What type of outlet do I need — standard, GFCI, or AFCI? It depends on the location. GFCI protection is required in kitchens, bathrooms, garages, basements, and outdoor areas. AFCI protection is required in bedrooms and increasingly throughout living areas depending on your local code version. Standard outlets are appropriate in interior rooms not covered by those requirements. When in doubt, check your local code or consult an electrician.
How much does it cost to have an electrician add an outlet? Costs vary by region and job complexity, but most electricians charge between $150 and $350 to add a single outlet to an existing circuit. Running a new circuit from the panel adds significant cost — typically $300 to $800 or more depending on the distance and difficulty of the run.

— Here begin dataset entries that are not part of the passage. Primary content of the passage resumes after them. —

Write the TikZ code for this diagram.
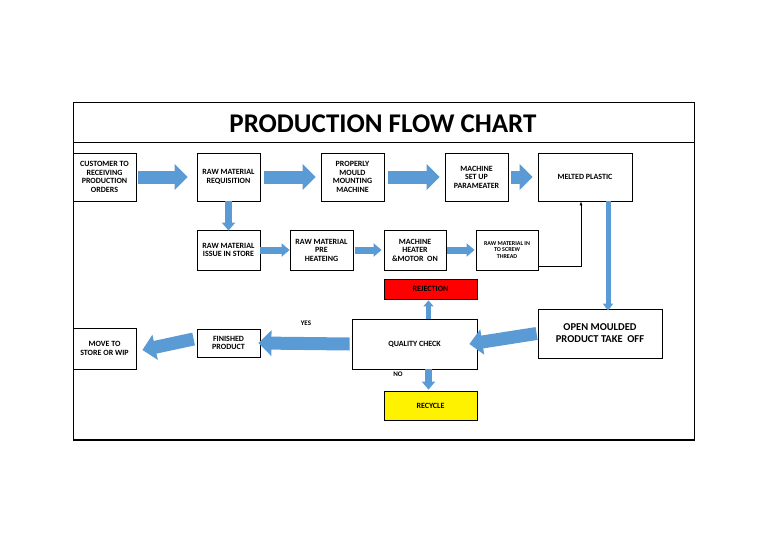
\documentclass[tikz,border=0pt]{standalone}
\usepackage{fontspec}
\setmainfont{Carlito}
\usetikzlibrary{arrows.meta}
\definecolor{ablue}{HTML}{5B9BD5}
\begin{document}
\begin{tikzpicture}[x=1pt,y=-1pt,
box/.style={draw=black, line width=0.8pt, align=center, inner sep=1pt, font=\bfseries\fontsize{8}{8.5}\selectfont},
fat/.style={draw=ablue, line width=13pt, -{Triangle[width=25pt,length=13pt]}},
thin/.style={draw=ablue, line width=7pt, -{Triangle[width=13pt,length=8pt]}},
]
\useasboundingbox (0,0) rectangle (768,543);
\draw[line width=0.8pt] (73,102) rectangle (694,440);
\draw[line width=0.8pt] (73,142) -- (694,142);
\draw[line width=1.6pt] (73,440) -- (694,440);
\node[font=\bfseries\fontsize{27}{28}\selectfont] (title) at (383,124) {PRODUCTION FLOW CHART};
% top row
\node[box, minimum width=63pt, minimum height=48pt] (cust) at (104.5,177) {CUSTOMER TO\\RECEIVING\\PRODUCTION\\ORDERS};
\node[box, minimum width=63pt, minimum height=48pt] (req) at (228.5,177) {RAW MATERIAL\\REQUISITION};
\node[box, minimum width=63pt, minimum height=48pt] (mould) at (352.5,177) {PROPERLY\\MOULD\\MOUNTING\\MACHINE};
\node[box, minimum width=63pt, minimum height=48pt] (setup) at (476.5,177) {MACHINE\\SET UP\\PARAMEATER};
\node[box, minimum width=94pt, minimum height=48pt] (melt) at (585,177) {MELTED PLASTIC};
% second row
\node[box, minimum width=63pt, minimum height=40pt] (issue) at (228.5,250) {RAW MATERIAL\\ISSUE IN STORE};
\node[box, minimum width=63pt, minimum height=40pt] (pre) at (321.5,250) {RAW MATERIAL\\PRE\\HEATEING};
\node[box, minimum width=62pt, minimum height=40pt] (heat) at (415,250) {MACHINE\\HEATER\\\&MOTOR~~ON};
\node[box, minimum width=62pt, minimum height=40pt, font=\bfseries\fontsize{6}{6.5}\selectfont] (screw) at (507,250) {RAW MATERIAL IN\\TO SCREW\\THREAD};
% check part
\node[box, fill=red, minimum width=93pt, minimum height=20pt] (rej) at (430.5,289) {REJECTION};
\node[box, minimum width=124pt, minimum height=49pt, font=\bfseries\fontsize{10.5}{12}\selectfont] (open) at (600,333.5) {OPEN MOULDED\\PRODUCT TAKE~~OFF};
\node[box, minimum width=125pt, minimum height=50pt] (qc) at (414.5,344) {QUALITY CHECK};
\node[box, minimum width=63pt, minimum height=28pt] (fin) at (228.5,343) {FINISHED\\PRODUCT};
\node[box, minimum width=63pt, minimum height=41pt] (move) at (104.5,348.5) {MOVE TO\\STORE OR WIP};
\node[box, fill=yellow, minimum width=93pt, minimum height=29pt] (rec) at (430.5,405.5) {RECYCLE};
\node[font=\bfseries\fontsize{7}{8}\selectfont] (yes) at (306,323) {YES};
\node[font=\bfseries\fontsize{7}{8}\selectfont] (no) at (398,374) {NO};
% arrows
\draw[fat] ([xshift=2pt]cust.east) -- ([xshift=-9pt]req.west);
\draw[fat] ([xshift=4pt]req.east) -- ([xshift=-5pt]mould.west);
\draw[fat] ([xshift=4pt]mould.east) -- ([xshift=-5pt]setup.west);
\draw[fat] ([xshift=3pt]setup.east) -- ([xshift=-5pt]melt.west);
\draw[thin] (req.south) -- ([yshift=-1pt]issue.north);
\draw[thin] (issue.east) -- (pre.west);
\draw[thin] ([xshift=2pt]pre.east) -- ([xshift=-2pt]heat.west);
\draw[thin] ([xshift=1pt]heat.east) -- ([xshift=-1pt]screw.west);
\draw[-{Latex[length=4pt,width=3pt]}, line width=0.6pt] ([yshift=-16pt]screw.east) -| ([xshift=-4pt]melt.south);
\draw[draw=ablue, line width=5pt, -{Triangle[width=10pt,length=7pt]}] ([xshift=23pt]melt.south) -- ([xshift=8pt,yshift=-2pt]open.north);
\draw[fat] ([xshift=-1pt]open.west) -- ([xshift=-8pt]qc.east);
\draw[fat] ([xshift=-2pt]qc.west) -- ([xshift=-2pt]fin.east);
\draw[fat] ([xshift=-3pt,yshift=4pt]fin.west) -- ([xshift=6pt,yshift=-1.5pt]move.east);
\draw[draw=ablue, line width=5pt, -{Triangle[width=10pt,length=6pt]}] ([xshift=14pt]qc.north) -- ([xshift=-2pt,yshift=-1pt]rej.south);
\draw[thin] ([xshift=14pt]qc.south) -- ([xshift=-2pt,yshift=1pt]rec.north);
\end{tikzpicture}
\end{document}
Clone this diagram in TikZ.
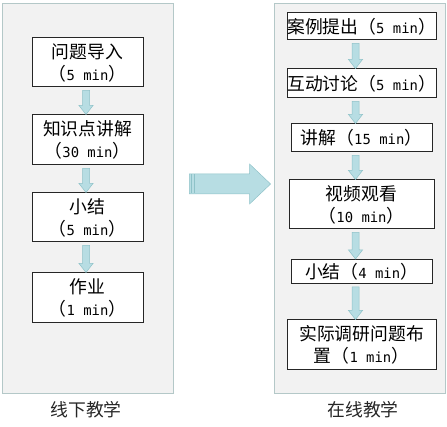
\documentclass[tikz,border=0pt]{standalone}
\usepackage{fontspec}
\setmainfont{Noto Sans CJK SC}
\newfontfamily\latmono[Scale=0.78]{DejaVu Sans Mono}
\usetikzlibrary{calc}
\definecolor{panelfill}{HTML}{F2F2F2}
\definecolor{panelline}{HTML}{B4C8C8}
\definecolor{arrowfill}{HTML}{B7DDE3}
\definecolor{arrowline}{HTML}{8EC2C8}
\newcommand{\boxfont}{\fontsize{17.8}{22}\selectfont}
\newcommand{\mins}[1]{（{\latmono #1 min}）}
% small block arrow: offset, from, to
\newcommand{\flowdown}[3][0]{%
  \filldraw[flowarrow] let \p1=($(#2.south)+(#1,3)$), \p2=($(#3.north)+(#1,0)$) in
    (\x1-3.5pt,\y1) -- (\x1+3.5pt,\y1) -- (\x1+3.5pt,\y2+9pt) -- (\x1+7pt,\y2+9pt)
    -- (\x1,\y2) -- (\x1-7pt,\y2+9pt) -- (\x1-3.5pt,\y2+9pt) -- cycle;}
\begin{document}
\begin{tikzpicture}[x=1pt, y=-1pt,
  panel/.style={draw=panelline, fill=panelfill, line width=0.9pt, minimum width=171, minimum height=390, inner sep=0pt},
  stepbox/.style={draw=black!85, fill=white, line width=1pt, inner sep=0pt, align=center, font=\boxfont},
  flowarrow/.style={fill=arrowfill, draw=arrowline, line width=0.5pt},
  caption/.style={font=\fontsize{17.8}{20}\selectfont, text=black!85}]
\useasboundingbox (0,0) rectangle (447,427);
% 两个底板
\node[panel] (lp) at (87.5,198) {};
\node[panel] (rp) at (359.5,198) {};
\node[caption] (lcap) at (86,410) {线下教学};
\node[caption] (rcap) at (363,410) {在线教学};
% 线下教学
\node[stepbox, minimum width=111, minimum height=49] (l1) at (87.5,62.5) {问题导入\\\mins{5}};
\node[stepbox, minimum width=111, minimum height=50] (l2) at (87.5,140) {知识点讲解\\\mins{30}};
\node[stepbox, minimum width=111, minimum height=49] (l3) at (87.5,217.5) {小结\\\mins{5}};
\node[stepbox, minimum width=111, minimum height=50] (l4) at (87.5,298) {作业\\\mins{1}};
\flowdown[-1.5]{l1}{l2}
\flowdown[-1.5]{l2}{l3}
\flowdown[-1.5]{l3}{l4}
% 在线教学
\node[stepbox, minimum width=149, minimum height=27] (r1) at (361.5,26.5) {案例提出\mins{5}};
\node[stepbox, minimum width=149, minimum height=29] (r2) at (361.5,83.5) {互动讨论\mins{5}};
\node[stepbox, minimum width=141, minimum height=28] (r3) at (361.5,138) {讲解\mins{15}};
\node[stepbox, minimum width=145, minimum height=49] (r4) at (361.5,204.5) {视频观看\\\mins{10}};
\node[stepbox, minimum width=141, minimum height=24] (r5) at (361.5,271.5) {小结\mins{4}};
\node[stepbox, minimum width=149, minimum height=50] (r6) at (361.5,345) {实际调研问题布\\置\mins{1}};
\flowdown[-6]{r1}{r2}
\flowdown[-6]{r2}{r3}
\flowdown[-6]{r3}{r4}
\flowdown[-6]{r4}{r5}
\flowdown[-6]{r5}{r6}
% 大箭头
\filldraw[flowarrow] let \p1=($(lp.east)+(16,-14)$), \p2=($(rp.west)+(-3,-14)$) in
  (\x1,\y1+10pt) -- (\x2-21pt,\y1+10pt) -- (\x2-21pt,\y1+20pt) -- (\x2,\y1)
  -- (\x2-21pt,\y1-20pt) -- (\x2-21pt,\y1-10pt) -- (\x1,\y1-10pt) -- cycle;
\draw[arrowline, line width=0.6pt] (191.5,174.5) -- (191.5,193.5) (194,174.5) -- (194,193.5);
\end{tikzpicture}
\end{document}
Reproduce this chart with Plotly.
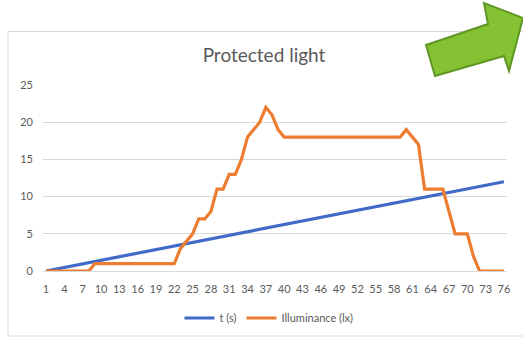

Is it legal for a homeowner to do their own electrical work? In most U.S. states, homeowners are legally allowed to do electrical work on their own primary residence. However, the work still needs to meet code and, in most cases, pass inspection. Some jurisdictions have restrictions or require a licensed electrician for certain tasks. Check your local rules before starting — a quick call to the building department is enough to confirm.
Conclusion
Adding an electrical outlet is within reach for careful, prepared homeowners — but only under the right conditions. Tapping an existing outlet with available capacity in an accessible location is a manageable DIY job. Running a new circuit, working near the panel, or dealing with older wiring systems like aluminum or knob-and-tube is not.
The most important things to carry away from this guide:
- Identify which of the three scenarios you’re facing before deciding whether to DIY
- Check your circuit capacity before planning the installation
- Pull the required permit — the inspection is there to protect you
- Verify the power is off with a non-contact voltage tester every single time, without exception
- Test with an outlet tester before the outlet goes into service
If this project leads you deeper into your home’s wiring, future guides on fishing wire through walls and reading your electrical panel will fill in the gaps this overview couldn’t cover.